Why food sticks to stainless steel pans and how to stop it
|Mar 11, 2020||2|
Stainless steel pans are one of the most common choices for general purpose pans in professional kitchens and by home cooks. The main reason? They’re extremely durable! Whereas a non-stick material can be chipped or scratched (potentially unhealthy), stainless steel can take the beating and still remain the same. In pro kitchens, they’re heated and cooled dozens of times a day without any damage.
But with all their advantages, there’s one major downside. They’re sticky! Now before reaching for your non-stick pan, here’s why they act this way and how to stop it.
Although stainless steel pans look smooth, if you were to look at the surface through a microscope, you’d actually see a pretty rough surface. Food placed on a hot stainless steel pan sticks because of chemical bonds that form between them.
“When meat cooks, the proteins on the surface of the meat denature because of the heat. This means that many of the secondary bonds that give the proteins their shape are broken. The protein molecules want to reform those interactions to return to their most thermodynamically stable state….Meat sticking to the bottom of the pan is caused by the interactions between proteins on the surface of the meat binding with the molecules on the surface of the pan.”
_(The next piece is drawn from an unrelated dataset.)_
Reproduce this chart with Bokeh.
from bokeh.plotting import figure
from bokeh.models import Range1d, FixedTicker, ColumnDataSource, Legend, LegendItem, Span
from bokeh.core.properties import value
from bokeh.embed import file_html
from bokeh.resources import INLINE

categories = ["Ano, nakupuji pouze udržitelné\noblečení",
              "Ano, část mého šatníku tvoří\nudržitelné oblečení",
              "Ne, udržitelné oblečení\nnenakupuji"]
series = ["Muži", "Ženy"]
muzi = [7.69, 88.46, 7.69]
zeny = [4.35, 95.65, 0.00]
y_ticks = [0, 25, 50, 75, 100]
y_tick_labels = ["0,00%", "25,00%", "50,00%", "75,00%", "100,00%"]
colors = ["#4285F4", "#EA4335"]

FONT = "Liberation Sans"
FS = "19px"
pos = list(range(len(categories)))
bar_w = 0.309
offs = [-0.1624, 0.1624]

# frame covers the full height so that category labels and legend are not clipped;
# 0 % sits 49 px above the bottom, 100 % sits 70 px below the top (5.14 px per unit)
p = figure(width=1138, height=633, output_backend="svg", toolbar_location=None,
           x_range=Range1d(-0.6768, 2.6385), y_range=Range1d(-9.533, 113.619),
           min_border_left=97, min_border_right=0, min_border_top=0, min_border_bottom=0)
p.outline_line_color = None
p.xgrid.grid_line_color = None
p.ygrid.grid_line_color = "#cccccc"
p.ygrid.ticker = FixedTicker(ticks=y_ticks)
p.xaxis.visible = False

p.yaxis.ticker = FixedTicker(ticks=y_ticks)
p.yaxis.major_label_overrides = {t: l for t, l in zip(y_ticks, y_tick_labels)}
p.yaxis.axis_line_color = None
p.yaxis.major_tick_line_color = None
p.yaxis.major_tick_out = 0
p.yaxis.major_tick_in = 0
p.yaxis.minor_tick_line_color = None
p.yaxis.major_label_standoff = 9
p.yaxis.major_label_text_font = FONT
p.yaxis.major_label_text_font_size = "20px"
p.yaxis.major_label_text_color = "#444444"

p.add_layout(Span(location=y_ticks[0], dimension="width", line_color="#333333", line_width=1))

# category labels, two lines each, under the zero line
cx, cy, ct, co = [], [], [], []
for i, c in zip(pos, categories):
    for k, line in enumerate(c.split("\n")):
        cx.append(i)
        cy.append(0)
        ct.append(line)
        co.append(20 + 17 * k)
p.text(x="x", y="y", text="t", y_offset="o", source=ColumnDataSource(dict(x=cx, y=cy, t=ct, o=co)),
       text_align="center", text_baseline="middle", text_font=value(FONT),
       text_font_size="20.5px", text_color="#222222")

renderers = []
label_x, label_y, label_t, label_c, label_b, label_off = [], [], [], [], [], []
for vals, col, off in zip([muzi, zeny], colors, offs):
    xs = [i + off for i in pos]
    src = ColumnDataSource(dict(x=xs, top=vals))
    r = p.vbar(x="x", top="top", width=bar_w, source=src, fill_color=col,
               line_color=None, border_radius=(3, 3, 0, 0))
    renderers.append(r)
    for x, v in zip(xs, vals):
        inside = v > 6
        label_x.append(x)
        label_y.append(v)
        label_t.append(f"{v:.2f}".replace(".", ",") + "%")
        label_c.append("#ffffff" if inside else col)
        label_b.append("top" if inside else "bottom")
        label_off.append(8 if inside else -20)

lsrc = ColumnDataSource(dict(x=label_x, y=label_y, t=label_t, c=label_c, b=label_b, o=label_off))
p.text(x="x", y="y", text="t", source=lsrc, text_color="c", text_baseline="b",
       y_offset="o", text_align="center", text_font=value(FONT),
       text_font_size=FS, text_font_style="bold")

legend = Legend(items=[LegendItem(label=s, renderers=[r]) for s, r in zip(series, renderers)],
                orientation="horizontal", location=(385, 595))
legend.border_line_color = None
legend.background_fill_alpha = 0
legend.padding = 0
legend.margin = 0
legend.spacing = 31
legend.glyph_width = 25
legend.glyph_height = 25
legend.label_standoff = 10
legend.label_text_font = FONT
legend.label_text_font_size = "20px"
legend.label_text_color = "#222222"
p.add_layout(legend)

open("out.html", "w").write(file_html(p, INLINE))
Here’s how to get your stainless steel pan to not stick to food:
Get your pan hot. You can check if it’s ready for oil by sprinkling some water on it (PLEASE don’t do this if there’s oil in the pan). When it's at a good hot cooking temperature, the water will bead up like mercury. This is called the leidenfrost effect in which a thin layer of steam forms underneath the drop and allows it to float.
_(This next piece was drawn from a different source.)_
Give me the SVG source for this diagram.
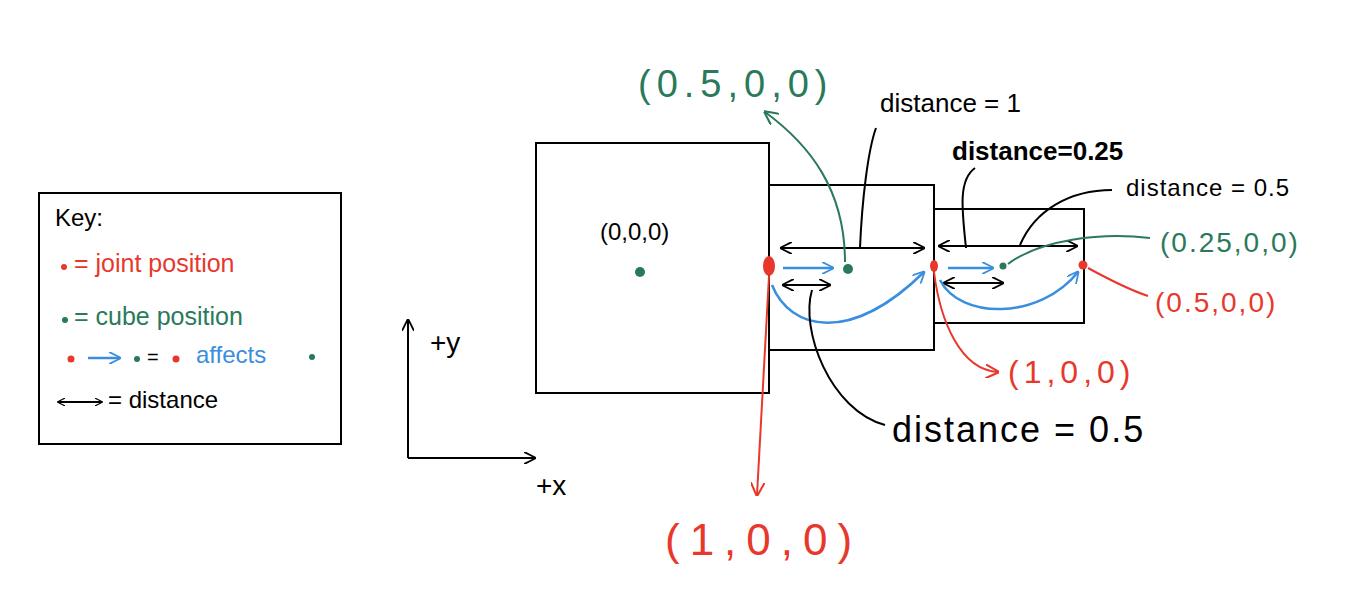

Add enough fat to coat the pan. Most advice says you should add oil to a hot pan rather than heat up the oil from the start in a cold pan. If your pan is at the right temperature, your oil should ‘shimmer’. Hot oil is less viscous (spreads more easily), which means you can use less of it to coat the microscopic peaks and valleys of the surface of your pan. And since oil heats faster than metal, you’re also much less likely to overheat the oil.
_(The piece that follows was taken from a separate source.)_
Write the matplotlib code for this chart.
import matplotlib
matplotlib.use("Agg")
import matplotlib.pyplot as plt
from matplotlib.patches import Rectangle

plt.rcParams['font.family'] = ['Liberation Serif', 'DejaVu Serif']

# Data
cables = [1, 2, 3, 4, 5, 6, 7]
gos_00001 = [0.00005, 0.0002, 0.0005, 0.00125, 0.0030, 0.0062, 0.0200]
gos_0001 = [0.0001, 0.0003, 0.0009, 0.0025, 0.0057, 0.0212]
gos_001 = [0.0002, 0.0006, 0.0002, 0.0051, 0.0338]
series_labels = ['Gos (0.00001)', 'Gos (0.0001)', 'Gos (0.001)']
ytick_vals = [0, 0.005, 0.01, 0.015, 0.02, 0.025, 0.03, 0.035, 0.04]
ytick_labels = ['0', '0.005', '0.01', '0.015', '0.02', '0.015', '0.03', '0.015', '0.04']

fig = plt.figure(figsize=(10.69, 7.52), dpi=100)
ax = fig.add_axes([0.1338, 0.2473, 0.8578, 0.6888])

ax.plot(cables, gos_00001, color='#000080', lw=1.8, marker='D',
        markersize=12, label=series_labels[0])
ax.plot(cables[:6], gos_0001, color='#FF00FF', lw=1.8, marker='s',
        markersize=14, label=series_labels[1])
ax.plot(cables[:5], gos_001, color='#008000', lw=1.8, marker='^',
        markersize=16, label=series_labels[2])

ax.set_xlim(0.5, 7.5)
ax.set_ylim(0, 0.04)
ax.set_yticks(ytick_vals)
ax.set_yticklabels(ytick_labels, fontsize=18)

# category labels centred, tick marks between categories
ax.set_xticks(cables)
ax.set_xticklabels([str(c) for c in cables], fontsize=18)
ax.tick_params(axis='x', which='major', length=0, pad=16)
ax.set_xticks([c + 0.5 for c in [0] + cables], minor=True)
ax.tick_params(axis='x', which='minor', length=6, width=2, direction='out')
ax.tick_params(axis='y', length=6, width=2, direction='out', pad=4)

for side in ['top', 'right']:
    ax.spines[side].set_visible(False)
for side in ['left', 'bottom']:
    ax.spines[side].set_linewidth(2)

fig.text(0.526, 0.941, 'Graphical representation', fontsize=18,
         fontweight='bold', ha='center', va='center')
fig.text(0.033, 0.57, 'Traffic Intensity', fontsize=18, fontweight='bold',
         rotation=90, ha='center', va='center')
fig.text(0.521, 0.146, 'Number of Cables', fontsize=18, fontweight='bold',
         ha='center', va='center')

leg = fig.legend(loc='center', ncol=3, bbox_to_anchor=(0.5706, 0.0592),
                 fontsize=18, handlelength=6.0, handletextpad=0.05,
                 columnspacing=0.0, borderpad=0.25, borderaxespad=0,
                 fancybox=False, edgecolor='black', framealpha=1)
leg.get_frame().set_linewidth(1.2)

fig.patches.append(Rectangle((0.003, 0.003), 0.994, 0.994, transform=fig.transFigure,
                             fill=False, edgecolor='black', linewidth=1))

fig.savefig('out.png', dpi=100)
Wait for the food to release. It should form a crust. Once it does, it will be easy to flip or move around. And the bits that still get stuck to the pan? They’re called the fond and they’re perfect for making delicious sauces.
There are a couple foods that everyone agrees should be cooked in non-stick: eggs and fish.
By the way, stainless steel on its own isn’t actually a very good conductor of heat, so if you’re in the market for a new stainless steel pan, you’ll want one that is three layers: stainless-aluminum-stainless.